Literary landmark in world fiction: Kabuliwalaby Rinki Roy Bhattacharya July 15 2021, 12:00 am Estimated Reading Time: 3 mins, 49 secs
Rinki Roy Bhattacharya spells out the significance of Rabindranath Tagore’s Kabuliwala today, in building compassion, towards each other, among people from diverse origins.
Bimal Roy Productions remade Rabindranath Tagore’s Kabuliwala in Hindi. The 1961 cinematic adaptation was a tribute to Tagore based on his short story extolling human compassion in Kabuliwala. Tapan Sinha sensitively directed the earlier popular Bangla version. It starred stalwart Chaabi Biswas as the male protagonist that Balraj Sahni later essayed the Hindi remake leaving an indelible imprint as the Kabuliwala. As for Mini, a newcomer, Baby Sonu, played the part. Roy spotted amongst his children’s playmates their neighbor chubby little girl and cast her as adorable Mini.
Indeed, Rabindranath Tagore’s short story Kabuliwala (1892) is too well known to deserve repeating. But for the uninitiated, it is important to understand that Tagore’s inclusive vision depicted a poignant saga of friendship and innocence, indeed, a poetic text of deep humanity that bridges cultural differences while it critically questions stereotyping of an entire ethnic race - in this case, India’s neighbors, the handsome Afghans.
The point of labeling an entire race as “terrorists” renders Tagore’s story a relevant contemporary political statement. Indeed, many are guilty of islamophobia, viewing Muslims – because of ISIS, Taliban and other such groups - as suspect, and a people engaged in violence.
Abdul Rehmat Khan, Tagore’s Afghan hero, belongs to Kabul, which was the Northwestern part of India then. In that particular period of our social history, it was common for Afghan men to travel to urban India for a lucrative livelihood.

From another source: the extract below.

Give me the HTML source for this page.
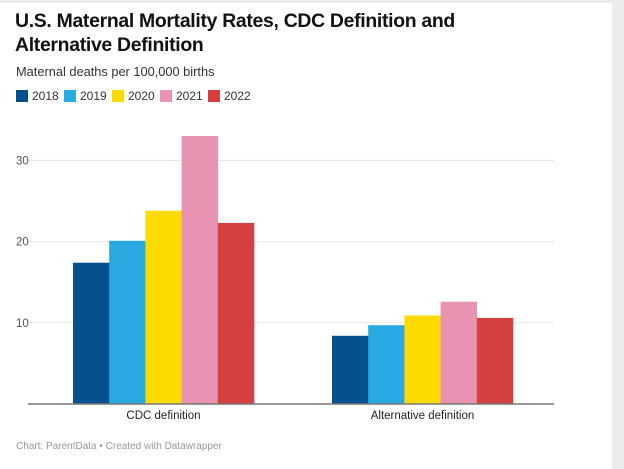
<!DOCTYPE html>
<html><head><meta charset="utf-8"><style>
body{margin:0;width:624px;height:469px;overflow:hidden;background:#fff;font-family:"Liberation Sans",Arial,sans-serif;position:relative}
#topbar{position:absolute;left:0;top:0;width:624px;height:3px;background:#ebebeb}
#rightbar{position:absolute;left:612px;top:0;width:12px;height:469px;background:#ececec}
h1{position:absolute;left:15px;top:9px;margin:0;font-size:19.4px;line-height:24px;font-weight:bold;color:#111;letter-spacing:-0.3px}
#sub{position:absolute;left:16px;top:64px;font-size:12.8px;color:#333}
#legend{position:absolute;left:16px;top:89px;font-size:12px;color:#333;display:flex}
.li{display:flex;align-items:center;width:48px}
.sw{width:12px;height:12px;margin-right:4px}
#foot{position:absolute;left:16px;top:441px;font-size:10px;color:#999}
</style></head><body>
<div id="topbar"></div>
<div id="rightbar"></div>
<h1>U.S. Maternal Mortality Rates, CDC Definition and<br>Alternative Definition</h1>
<div id="sub">Maternal deaths per 100,000 births</div>
<div id="legend"></div>
<svg id="chart" width="624" height="469" style="position:absolute;left:0;top:0"></svg>
<div id="foot">Chart: ParentData • Created with Datawrapper</div>
<script>
const categories=["CDC definition","Alternative definition"];
const years=["2018","2019","2020","2021","2022"];
const colors=["#07508e","#28a9e1","#fddb00","#e893b2","#d53f3f"];
const v2018=[17.4,8.4];
const v2019=[20.1,9.7];
const v2020=[23.8,10.9];
const v2021=[33.0,12.6];
const v2022=[22.3,10.6];
const series=[v2018,v2019,v2020,v2021,v2022];
const ticks=[10,20,30];
const NS="http://www.w3.org/2000/svg";
const svg=document.getElementById('chart');
const y=v=>404-v*8.12;
const groupStart=i=>73+i*259;
const bw=36.2;
function el(t,a){const e=document.createElementNS(NS,t);for(const k in a)e.setAttribute(k,a[k]);svg.appendChild(e);return e;}
ticks.forEach(t=>{
  const g=el('line',{x1:28,x2:554,y1:y(t),y2:y(t),stroke:'#e6e6e6','stroke-width':1});
  
  
  const tx=el('text',{x:16,y:y(t)+4,'font-size':11.5,fill:'#555'});
  tx.textContent=t;
  
  
});
categories.forEach((c,i)=>{
  series.forEach((s,j)=>{
    const r=el('rect',{x:groupStart(i)+j*bw,y:y(s[i]),width:bw+0.3,height:404-y(s[i]),fill:colors[j]});
    
    
  });
  const tx=el('text',{x:groupStart(i)+bw*2.5,y:419,'font-size':11.5,fill:'#222','text-anchor':'middle'});
  tx.textContent=c;
  
  
});
const base=el('line',{x1:28,x2:554,y1:404,y2:404,stroke:'#777','stroke-width':1.5});


const lg=document.getElementById('legend');
years.forEach((yr,j)=>{
  const d=document.createElement('div');d.className='li';
  d.innerHTML='<div class="sw" style="background:'+colors[j]+'"></div>'+yr;
  
  
  lg.appendChild(d);
});
</script>
</body></html>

Calcutta was amongst the cities they frequently visited. Rehmat, a moneylender by profession, occasionally sold dry fruits from his native land. The narrator’s daughter, Mini, is mortally scared of Rehmat, the dreaded ‘Kabuliwala’. Wild rumors that these burly men kidnap children projected them as villains. Affected by hearsay, Mini, too, is terrified that the Kabuliwala will one day kidnap her in his ‘Jhola’.
Whenever the wandering salesman visits her writer father, she runs away to hide. Yet slowly, a warm bond springs up between Rehmat and Mini. Mini's father is pleasantly surprised to witness Mini and the Kabuliwala as inseparable friends. Rehmat shares stories of his motherland while listening attentively to the child’s nonstop chatter to drive away the isolation he experiences in far away Calcutta.
Tagore believed that innocence and trust are the rock-solid foundations of any lasting human relationship, as he speaks of inclusiveness - no matter how culturally distinct one is. In this story for example, Tagore portrays a complete stranger, Rehmat Khan, who is as childlike as Mini, bonding with a child who is free of social prejudices. For this man, Mini is a beacon of hope, the daughter he yearns for.
As the two share secrets and joke, Rehmat wins Mini’s unconditional trust. The narrator is happy to watch this incredible development. But the story takes a dramatic turn when Rehmat is arrested for stabbing a wily customer who owed him money but refused to pay it back. He is sentenced to 10 years of harsh imprisonment.
The story’s extraordinary climax takes place the very day Rehmat is released. The timing coincides with Mini’s wedding. His heart aches for a final glimpse of Mini, before he journeys back home. In his eyes, Mini is still that chatty little girl he left behind. Blissfully ignorant Mini has blossomed into a young woman; Rehmat is deeply troubled when truth confronts him. He laments for the child he fears is irrevocably lost and leaves for his country, inconsolable. Readers are left to imagine the rest. The open-ended story points out that truth, however bitter, has the power to pull us out of complacency.
IPTA Mumbai staged Tagore’s Kabuliwala on the occasion of Tagore's 150th birth anniversary. Directed by Ramesh Talwar the play received audience applause. Asif Sheikh as Kabuliwala and Baby Gungun as Mini, performed with great poignancy to regale the audience.
In my view, Tagore’s story remains a literary landmark in world fiction. His extraordinary saga, Kabuliwala, will endure if compassion and unconditional humanity are acknowledged as the true hallmarks of any civil society. Indeed, this particular gem that is nothing short of a human document by Tagore ought to be made compulsory reading in all literature studies curriculum for adults and children to make them compassionate.